W315 A Draft Assembly and Analysis of the Highly Heterozygous Diploid Red Raspberry Genome (Rubus idaeus cv. Heritage)

Date: Saturday, January 14, 2012
Time: 9:45 AM
Room: Pacific Salon 3
Judson A. Ward , Cornell University, Geneva, NY
Jared Calvin Price , Brigham Young University, Provo, UT
Mark Clement , Brigham Young University, Provo, UT
Michael Schatz , Cold Spring Harbor Laboratory, Cold Spring Harbor, NY
Courtney A. Weber , Cornell University , Geneva, NY
John David Swanson , Salve Regina University, Newport , RI
Paul Bodily , Brigham Young University, Provo, UT
Kimberly S. Lewers , USDA-ARS , Beltsville, MD
Felicidad Fernandez , East Malling Research, East Malling, Kent , United Kingdom
Paul D. Burns , Georgia Tech, Atlanta, GA
Riccardo Velasco , IASMA Research and Innovation center, Foundation E. Mach, Dept. of Genomics and Crop Biology, San Michele all'Adige, Italy
Dan Sargent , FEM-IASMA, San Michele all'Adige, Italy
Joshua Udall , Brigham Young University, Provo, UT
An improved draft genome sequence of the highly heterozygous diploid red raspberry variety ‘Heritage’ (R. idaeus subsp. vulgatus Arrhen. x R. idaeus subsp. strigosus Michx) is presented.

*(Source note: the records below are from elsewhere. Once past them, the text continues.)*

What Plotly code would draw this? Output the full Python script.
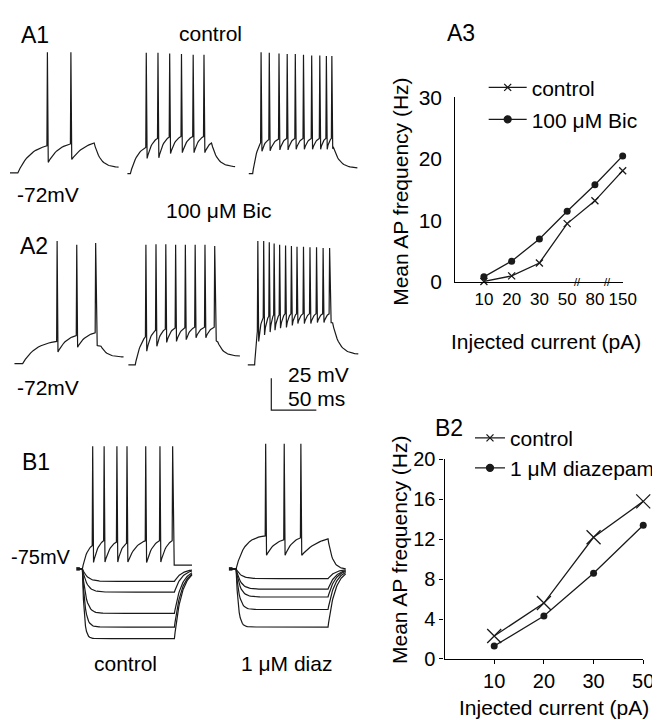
import numpy as np
import plotly.graph_objects as go

# ---------------- data ----------------
# A3: mean AP frequency vs injected current
currents_A3 = ["10", "20", "30", "50", "80", "150"]
freq_A3_control = [0.1, 1.0, 3.1, 9.5, 13.2, 18.1]
freq_A3_bic = [0.85, 3.4, 7.0, 11.5, 15.8, 20.5]
axis_breaks_A3 = [3.39, 4.45]          # "//" marks between 50-80 and 80-150

# B2: mean AP frequency vs injected current
currents_B2 = ["10", "20", "30", "50"]
freq_B2_control = [2.3, 5.6, 12.2, 15.8]
freq_B2_diazepam = [1.3, 4.3, 8.6, 13.4]

# Current-clamp traces (time in ms, membrane potential in mV)
# spiking traces: start, step on, step off, end, rest, spike times, pre-spike level,
# after-hyperpolarisation level, spike peak, level at step off, level at end, rise shape
A1_traces = [
    dict(t0=2.2, on=10.9, off=95.7, end=122.8, rest=-72,
         spikes=[43.5, 69.6], thr=[-50.8, -49.3], ahp=[-63.7, -61.4], peak=[22.5, 22.5],
         v_off=-48.5, v_end=-67.5, k=2.2),
    dict(t0=132.6, on=135.9, off=226.0, end=252.2, rest=-72.5,
         spikes=[153.3, 166.3, 179.3, 192.4, 205.4, 217.4],
         thr=[-52, -45, -44, -43.5, -43.5, -43.5],
         ahp=[-60.6, -60.1, -56.8, -56.1, -56.1, -56.1],
         peak=[22, 22, 21.5, 21, 20.5, 20.5], v_off=-48.5, v_end=-67, k=2.0),
    dict(t0=267.4, on=271.7, off=361.5, end=388.0, rest=-72.5,
         spikes=[280.8, 289.9, 300.7, 309.8, 318.8, 327.9, 337.0, 346.0, 353.3, 359.4],
         thr=[-48.5, -46, -45.5, -45, -45, -45, -45, -45, -45, -45],
         ahp=[-55, -54.6, -54, -54, -53.5, -53.5, -53.5, -53.5, -53.5, -53],
         peak=[22.5, 22, 21.5, 21, 21, 20.5, 20, 20, 19.5, 19.5],
         v_off=-52, v_end=-68, k=1.5),
]
A2_traces = [
    dict(t0=7.2, on=16.3, off=103.3, end=128.3, rest=-72,
         spikes=[54.3, 76.1, 97.1], thr=[-54.6, -50, -47.8], ahp=[-62.9, -59.1, -57.6],
         peak=[24, 21, 22.5], v_off=-58.4, v_end=-66.7, k=2.5),
    dict(t0=133.7, on=141.3, off=233.0, end=257.6, rest=-73,
         spikes=[152.9, 164.1, 175.0, 185.9, 196.7, 207.6, 218.5, 229.3],
         thr=[-51, -46, -45, -44, -44, -43.5, -43.5, -43.5],
         ahp=[-62.2, -58.4, -55.4, -54.6, -53.2, -51.7, -51.7, -53.2],
         peak=[21, 21.5, 21.5, 21, 21, 21, 21, 20], v_off=-55, v_end=-66, k=1.5),
    dict(t0=266.3, on=273.9, off=360.5, end=389.0, rest=-73,
         spikes=[277.2, 283.7, 289.9, 295.3, 301.4, 308.0, 314.5, 320.7, 327.9, 335.1, 342.4, 349.7, 356.9],
         thr=[-47, -36, -35, -34, -34, -33, -33, -33, -33, -33, -33, -33, -33],
         ahp=[-54.6, -49.5, -47.3, -45.8, -44.3, -43.6, -42.1, -40.6, -40.6, -40.6, -39.8, -39.8, -39.8],
         peak=[24, 24, 23, 22, 21, 20.5, 20, 19.5, 19.5, 19, 19, 18.5, 18.5],
         v_off=-40, v_end=-64.4, k=1.0),
]
B1_spiking = [
    dict(t0=78.3, on=82.6, off=184.8, end=204.3, rest=-75,
         spikes=[93.8, 106.5, 120.7, 131.9, 152.7, 168.5, 182.6],
         thr=[-56.8, -53, -54, -55, -53, -53, -53],
         ahp=[-70, -69.7, -69.7, -69.7, -70, -69.7, -72],
         peak=[21, 21, 21, 21, 21, 21, 21], v_off=-72, v_end=-72, k=2.0),
    dict(t0=247.8, on=253.3, off=355.4, end=375.0, rest=-75,
         spikes=[285.9, 306.5, 325.0], thr=[-49.2, -52.3, -50.8], ahp=[-64.4, -64.4, -64.4],
         peak=[23, 23, 23], v_off=-51.5, v_end=-75, k=3.5),
]
# hyperpolarising steps: steady-state levels (mV)
B1_ctrl_steps = dict(t0=78.3, on=82.6, off=184.8, end=204.3, rest=-75,
                     levels=[-84.8, -93.2, -109.8, -120.5, -129.5], tau=[5.5, 5, 4, 3, 2])
B1_diaz_steps = dict(t0=247.8, on=253.3, off=355.4, end=375.0, rest=-75,
                     levels=[-82.6, -90.9, -97.0, -106.8, -120.5], tau=[5.5, 5, 4.5, 3.5, 2.5])

# scale bar (A2): 25 mV, 50 ms
scale_t, scale_v = 292.4, -108.4
scale_mv, scale_ms = 25, 50

# ---------------- layout helpers ----------------
W, H = 660, 720
PX_PER_MS, PX_PER_MV = 0.92, 1.32
FONT = "Arial, Liberation Sans, sans-serif"
INK = "#1a1a1a"


def ydom(top, bottom):
    return [(H - bottom) / H, (H - top) / H]


def vrange(top, bottom, base_px, base_mv):
    return [base_mv - (bottom - base_px) / PX_PER_MV, base_mv + (base_px - top) / PX_PER_MV]


def seg(ta, va, tb, vb, k, n=14):
    f = np.linspace(0, 1, n)
    g = f if abs(k) < 1e-6 else (1 - np.exp(-k * f)) / (1 - np.exp(-k))
    return list(ta + (tb - ta) * f), list(va + (vb - va) * g)


def spiking(d):
    t, v = [d["t0"], d["on"]], [d["rest"], d["rest"]]
    s = d["spikes"]
    a, b = seg(d["on"], d["rest"], s[0] - 0.3, d["thr"][0], d["k"])
    t += a; v += b
    for i, ts in enumerate(s):
        t += [ts + 0.25, ts + 1.2]
        v += [d["peak"][i], d["ahp"][i]]
        if i + 1 < len(s):
            a, b = seg(ts + 1.2, d["ahp"][i], s[i + 1] - 0.3, d["thr"][i + 1], 2.0)
            t += a; v += b
    if d["off"] > s[-1] + 1.2:
        a, b = seg(s[-1] + 1.2, d["ahp"][-1], d["off"], d["v_off"], 1.5)
        t += a; v += b
    a, b = seg(d["off"], d["v_off"], d["end"], d["v_end"], 4.0, n=24)
    t += a; v += b
    return t, v


def steps(d):
    out = []
    for lev, tau in zip(d["levels"], d["tau"]):
        tt = np.linspace(d["on"], d["off"], 90)
        vv = d["rest"] + (lev - d["rest"]) * (1 - np.exp(-(tt - d["on"]) / tau))
        v_at_off = vv[-1]
        t2 = np.linspace(d["off"], d["end"], 30)
        v2 = d["rest"] + (v_at_off - d["rest"]) * np.exp(-(t2 - d["off"]) / 8.0)
        out.append(([d["t0"]] + list(tt) + list(t2), [d["rest"]] + list(vv) + list(v2)))
    return out


fig = go.Figure()
line_style = dict(color=INK, width=1.2)

for tr in A1_traces:
    t, v = spiking(tr)
    fig.add_trace(go.Scatter(x=t, y=v, mode="lines", line=line_style, xaxis="x3", yaxis="y3",
                             showlegend=False, hoverinfo="skip"))
for tr in A2_traces:
    t, v = spiking(tr)
    fig.add_trace(go.Scatter(x=t, y=v, mode="lines", line=line_style, xaxis="x4", yaxis="y4",
                             showlegend=False, hoverinfo="skip"))
for grp in (B1_ctrl_steps, B1_diaz_steps):
    for t, v in steps(grp):
        fig.add_trace(go.Scatter(x=t, y=v, mode="lines", line=line_style, xaxis="x5", yaxis="y5",
                                 showlegend=False, hoverinfo="skip"))
    fig.add_trace(go.Scatter(x=[grp["t0"] - 2.5, grp["t0"] + 1.5], y=[grp["rest"], grp["rest"]],
                             mode="lines", line=dict(color=INK, width=3.5), xaxis="x5", yaxis="y5",
                             showlegend=False, hoverinfo="skip"))
for tr in B1_spiking:
    t, v = spiking(tr)
    fig.add_trace(go.Scatter(x=t, y=v, mode="lines", line=line_style, xaxis="x5", yaxis="y5",
                             showlegend=False, hoverinfo="skip"))

# scale bar
fig.add_trace(go.Scatter(x=[scale_t, scale_t, scale_t + scale_ms],
                         y=[scale_v + scale_mv, scale_v, scale_v],
                         mode="lines", line=dict(color=INK, width=1.2), xaxis="x4", yaxis="y4",
                         showlegend=False, hoverinfo="skip"))

# ---------------- A3 ----------------
idxA = list(range(len(currents_A3)))
fig.add_trace(go.Scatter(x=idxA, y=freq_A3_control, mode="lines+markers",
                         line=dict(color=INK, width=1.3),
                         marker=dict(symbol="x-thin-open", size=7, color=INK, line=dict(width=1.3, color=INK)),
                         xaxis="x", yaxis="y", showlegend=False, cliponaxis=False))
fig.add_trace(go.Scatter(x=idxA, y=freq_A3_bic, mode="lines+markers",
                         line=dict(color=INK, width=1.3),
                         marker=dict(symbol="circle", size=7, color=INK),
                         xaxis="x", yaxis="y", showlegend=False, cliponaxis=False))
# ---------------- B2 ----------------
idxB = list(range(len(currents_B2)))
fig.add_trace(go.Scatter(x=idxB, y=freq_B2_control, mode="lines+markers",
                         line=dict(color=INK, width=1.3),
                         marker=dict(symbol="x-thin-open", size=14, color=INK, line=dict(width=1.3, color=INK)),
                         xaxis="x2", yaxis="y2", showlegend=False, cliponaxis=False))
fig.add_trace(go.Scatter(x=idxB, y=freq_B2_diazepam, mode="lines+markers",
                         line=dict(color=INK, width=1.3),
                         marker=dict(symbol="circle", size=7, color=INK),
                         xaxis="x2", yaxis="y2", showlegend=False, cliponaxis=False))

# legend entries (one legend per entry for exact placement)
leg_entries = [
    ("control", "x-thin-open", "legend", "x", "y"),
    ("100 μM Bic", "circle", "legend2", "x", "y"),
    ("control", "x-thin-open", "legend3", "x2", "y2"),
    ("1 μM diazepam", "circle", "legend4", "x2", "y2"),
]
for name, sym, lg, xa, ya in leg_entries:
    fig.add_trace(go.Scatter(x=[None], y=[None], mode="lines+markers", name=name,
                             line=dict(color=INK, width=1.3),
                             marker=dict(symbol=sym, size=7, color=INK, line=dict(width=1.3, color=INK)),
                             xaxis=xa, yaxis=ya, legend=lg, showlegend=True))

axis_font = dict(family=FONT, size=21, color="black")
hidden = dict(visible=False, showgrid=False, zeroline=False, fixedrange=True)
trace_xdom = [0, 360 / W]
trace_xrng = [0, 360 / PX_PER_MS]


def leg(xpx, ypx, iw=30):
    return dict(x=xpx / W, y=(H - ypx) / H, xanchor="left", yanchor="middle",
                font=dict(family=FONT, size=21, color="black"), bgcolor="rgba(0,0,0,0)",
                borderwidth=0, itemwidth=iw)


fig.update_layout(
    width=W, height=H, margin=dict(l=0, r=0, t=0, b=0),
    paper_bgcolor="white", plot_bgcolor="white", showlegend=True,
    font=dict(family=FONT, size=21, color="black"),
    legend=leg(486, 70, 38), legend2=leg(486, 103, 38),
    legend3=leg(472, 432), legend4=leg(472, 463),
    xaxis=dict(domain=[457 / W, 628 / W], range=[-1.03, 5.0], tickvals=idxA, ticktext=currents_A3,
               showline=True, linecolor="black", linewidth=1.2, ticks="", showgrid=False,
               zeroline=False, tickfont=dict(family=FONT, size=17, color="black"),
               ticklabelstandoff=1, fixedrange=True),
    yaxis=dict(domain=ydom(80, 270.7), range=[0, 30], tickvals=[0, 10, 20, 30],
               showline=True, linecolor="black", linewidth=1.2, ticks="", showgrid=False,
               zeroline=False, tickfont=axis_font, ticklabelstandoff=8, fixedrange=True),
    xaxis2=dict(domain=[446 / W, 649 / W], range=[-1.0, 3.0], tickvals=idxB, ticktext=currents_B2,
                showline=True, linecolor="black", linewidth=1.2, ticks="outside", ticklen=4,
                tickcolor="black", tickwidth=1.2, showgrid=False, zeroline=False,
                tickfont=dict(family=FONT, size=20, color="black"), fixedrange=True, anchor="y2"),
    yaxis2=dict(domain=ydom(454, 660), range=[0, 20], tickvals=[0, 4, 8, 12, 16, 20],
                showline=True, linecolor="black", linewidth=1.2, ticks="outside", ticklen=4,
                tickcolor="black", tickwidth=1.2, showgrid=False, zeroline=False,
                tickfont=dict(family=FONT, size=20, color="black"), fixedrange=True, anchor="x2"),
    xaxis3=dict(domain=trace_xdom, range=trace_xrng, anchor="y3", **hidden),
    yaxis3=dict(domain=ydom(20, 170), range=vrange(20, 170, 158, -72), anchor="x3", **hidden),
    xaxis4=dict(domain=trace_xdom, range=trace_xrng, anchor="y4", **hidden),
    yaxis4=dict(domain=ydom(215, 410), range=vrange(215, 410, 355, -72), anchor="x4", **hidden),
    xaxis5=dict(domain=trace_xdom, range=trace_xrng, anchor="y5", **hidden),
    yaxis5=dict(domain=ydom(425, 655), range=vrange(425, 655, 567, -75), anchor="x5", **hidden),
)


def txt(s, xpx, ypx, size=21, xanchor="center", angle=0):
    fig.add_annotation(text=s, x=xpx / W, y=(H - ypx) / H, xref="paper", yref="paper",
                       xanchor=xanchor, yanchor="middle", showarrow=False, textangle=angle,
                       font=dict(family=FONT, size=size, color="black"))


txt("A1", 11, 15, 23, "left")
txt("control", 207, 14)
txt("-72mV", 7, 180, 21, "left")
txt("100 μM Bic", 215, 197)
txt("A2", 10, 233, 23, "left")
txt("-72mV", 7, 380, 21, "left")
txt("25 mV", 284, 366, 21, "left")
txt("50 ms", 284, 391, 21, "left")
txt("B1", 12, 457, 23, "left")
txt("-75mV", 1, 555, 20, "left")
txt("control", 120, 665)
txt("1 μM diaz", 285, 665)
txt("A3", 463, 13, 23)
txt("B2", 451, 421, 23)
txt("Mean AP frequency (Hz)", 401, 177, 21, angle=-90)
txt("Injected current (pA)", 550, 332)
txt("Mean AP frequency (Hz)", 400, 548, 21, angle=-90)
txt("Injected current (pA)", 657, 710, 21, "right")

for b in axis_breaks_A3:
    fig.add_annotation(text="//", x=b, y=0, xref="x", yref="y", showarrow=False,
                       xanchor="center", yanchor="middle",
                       font=dict(family=FONT, size=11, color="black"))

fig.write_html("out.html")
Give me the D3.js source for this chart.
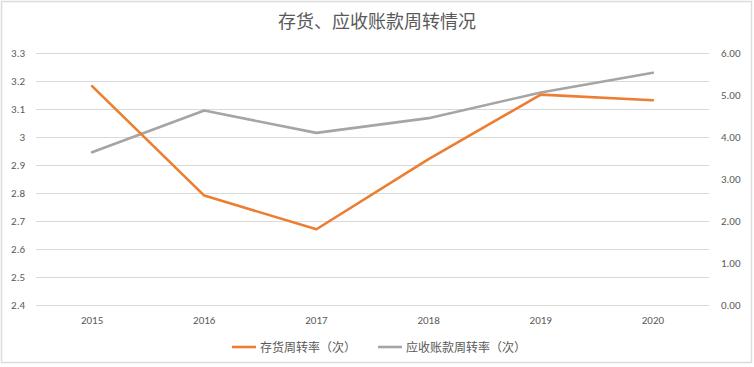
<!DOCTYPE html>
<html><head><meta charset="utf-8">
<script src="https://cdn.jsdelivr.net/npm/d3@7"></script>
<style>html,body{margin:0;padding:0;background:#fff;}svg{display:block;}</style>
</head><body>
<script>
const years = ["2015","2016","2017","2018","2019","2020"];
const inventoryTurnover = [3.18, 2.79, 2.67, 2.92, 3.15, 3.13];
const receivableTurnover = [3.63, 4.62, 4.09, 4.44, 5.05, 5.52];
const leftTicks = [2.4,2.5,2.6,2.7,2.8,2.9,3.0,3.1,3.2,3.3];
const rightTicks = [0,1,2,3,4,5,6];
const seriesNames = ["存货周转率（次）","应收账款周转率（次）"];
const colors = ["#ED7D31","#A5A5A5"];
const title = "存货、应收账款周转情况";

const W=754,H=367;
const font = "'Noto Sans CJK SC', 'Microsoft YaHei', sans-serif";
const svg = d3.select("body").append("svg").attr("width",W).attr("height",H);
svg.append("rect").attr("x",1.5).attr("y",1.5).attr("width",750).attr("height",361)
  .attr("fill","#fff").attr("stroke","#dcdcdc").attr("stroke-width",1.5);

const L=36,R=709,T=52.5,B=305;
const x = d3.scaleBand().domain(years).range([L,R]);
const yL = d3.scaleLinear().domain([2.4,3.3]).range([B,T]);
const yR = d3.scaleLinear().domain([0,6]).range([B,T]);

// gridlines
svg.append("g").selectAll("line").data(leftTicks).join("line")
  .attr("x1",L).attr("x2",R).attr("y1",d=>Math.round(yL(d))+0.5).attr("y2",d=>Math.round(yL(d))+0.5)
  .attr("stroke","#d9d9d9").attr("stroke-width",1);

// left axis
const gl = svg.append("g").attr("transform",`translate(${L-8},0)`)
  .call(d3.axisLeft(yL).tickValues(leftTicks).tickSize(0).tickFormat(d=>d3.format("")(+d.toFixed(1))));
gl.select(".domain").remove();
gl.selectAll("text").attr("font-family","Calibri, 'Liberation Sans', sans-serif").attr("font-size",11).attr("fill","#595959").attr("dx",0);

// right axis
const gr = svg.append("g").attr("transform",`translate(${R+9},0)`)
  .call(d3.axisRight(yR).tickValues(rightTicks).tickSize(0).tickFormat(d3.format(".2f")));
gr.select(".domain").remove();
gr.selectAll("text").attr("font-family","Calibri, 'Liberation Sans', sans-serif").attr("font-size",11).attr("fill","#595959");

// x axis
const gx = svg.append("g").attr("transform",`translate(0,${B+8})`)
  .call(d3.axisBottom(x).tickSize(0));
gx.select(".domain").remove();
gx.selectAll("text").attr("font-family","Calibri, 'Liberation Sans', sans-serif").attr("font-size",11).attr("fill","#595959");

const cx = d=>x(d)+x.bandwidth()/2;
const line1 = d3.line().x((d,i)=>cx(years[i])).y(d=>yL(d));
const line2 = d3.line().x((d,i)=>cx(years[i])).y(d=>yR(d));
svg.append("path").attr("d",line2(receivableTurnover)).attr("fill","none")
  .attr("stroke",colors[1]).attr("stroke-width",2.6).attr("stroke-linejoin","round").attr("stroke-linecap","round");
svg.append("path").attr("d",line1(inventoryTurnover)).attr("fill","none")
  .attr("stroke",colors[0]).attr("stroke-width",2.6).attr("stroke-linejoin","round").attr("stroke-linecap","round");

// title
svg.append("text").attr("x",377).attr("y",28).attr("text-anchor","middle")
  .attr("font-family",font).attr("font-size",18).attr("fill","#595959").text(title);

// legend
const legX=[232,378];
seriesNames.forEach((n,i)=>{
  svg.append("line").attr("x1",legX[i]).attr("x2",legX[i]+24).attr("y1",347).attr("y2",347)
    .attr("stroke",colors[i]).attr("stroke-width",2.6);
  svg.append("text").attr("x",legX[i]+28).attr("y",351.5).attr("font-family",font)
    .attr("font-size",12).attr("fill","#595959").text(n);
});
</script>
</body></html>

Fragments from 400 bp to 20,000 bp in length were sequenced using a combination of 454 and Illumina technologies.  The reads were assembled using Newbler to produce 14,867 scaffolds containing a total of 252,359,088 bases (Ns included) with an N50 scaffold size of 218,942 bp.  The internal contig graph structure of the assembly confirms genetic linkage studies suggesting an extremely high rate of heterozygosity.  This extreme heterozygosity places several interesting demands on the assembly including 1) distinguishing between sequences that are in both chromosomes of a homologous pair and sequence variants that may be present in only one and 2) ensuring that the contigs are a consistently phased for a given chromosome.  Efforts have been made to fill the intrascaffold gaps though use of syntenic evidence from the closely related Fragaria vesca genome, additional paired-end reads, and high-density linkage maps. Preliminary gene finding with GeneMark ES+ estimates a gene content of 37,803, which is close to the estimated 34,809 genes of F. vesca. Annotation of predicted gene models demonstrates that most genes from conserved metabolic pathways such as the tricarboxylic acid cycle and glycolysis are present in scaffolds.  Novel algorithms being developed for this assembly will be of value for the assembly of other highly heterozygous genomes.